I also allowed myself a couple of artist’s dates. One was a silent walk led by sound artist Phil Harding around Bradford. A small group of us follow behind him, in silence, leaving enough distance between us so that we can’t hear the footsteps of the person in front. No phones, no recording equipment, just our ears and the people and environs of Bradford. Delegating all thought of trying to get somewhere, just contentedly following, my range of hearing opened up. The quality of sound deadened as we walked past wooden fencing, echoed as we went under a bridge, stilled and grew on the end of a railway platform, surrounded by trees. People’s voices were the best. My favourite, ‘What the fuck are they doing, walking in a lines like zombies?’

I also went for a stroll (with another bonus – the company camera!) along Ravenscar, between Scarborough and Whitby.

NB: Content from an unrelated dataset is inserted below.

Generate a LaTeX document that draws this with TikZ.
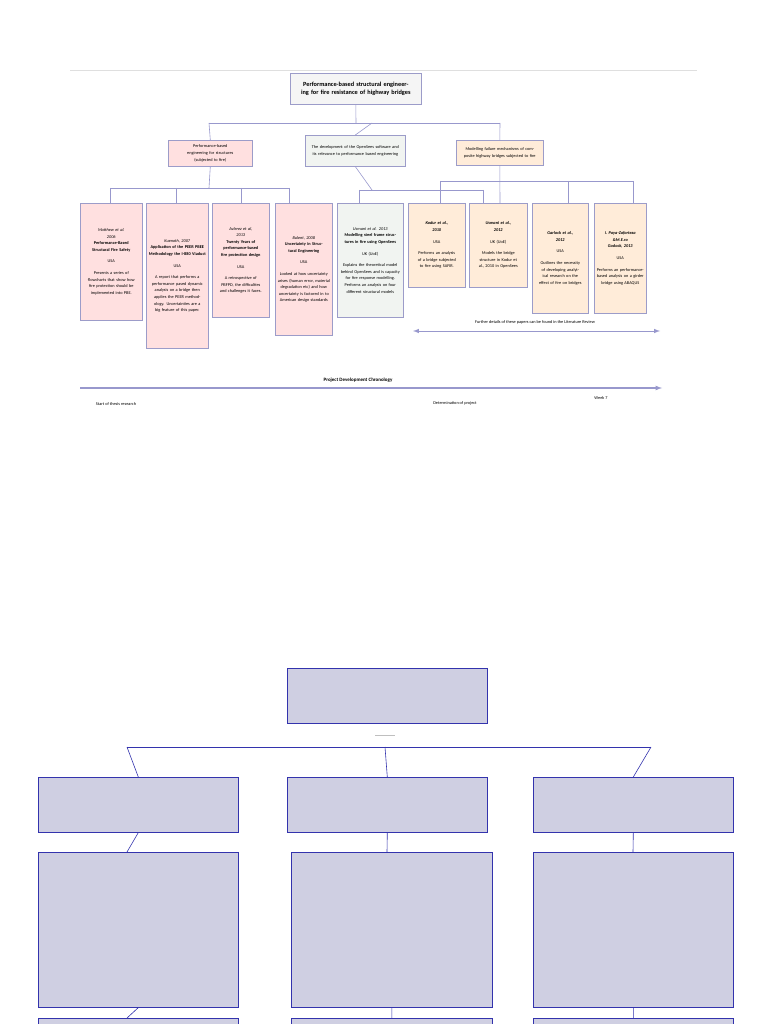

En route, by chance, I passed Cober Hill, where I spent two very significant holidays as a teenager with Youth Theatre Yorkshire. We would build characters on the first day and then stay in role for most of the next two days. The first year I was crotchety oligarch on a distant planet, facing a worker’s rebellion. The next I was a Tiger Priest who united the tribes of his forest against loggers. Born leader you see.

And here’s a closing thought to carry me on to the penultimate week:

‘The need to win – now! – is a need to win approval from others. As an antidote, we must learn to approve of ourselves. Showing up for the work is the win that matters.’

P.S. My back is doing much better now as Artist’s Way is now out on Kindle, thus saving a lot of lugging a large book around in an already over-filled bag! (Does mean there are no page number references this week, though.)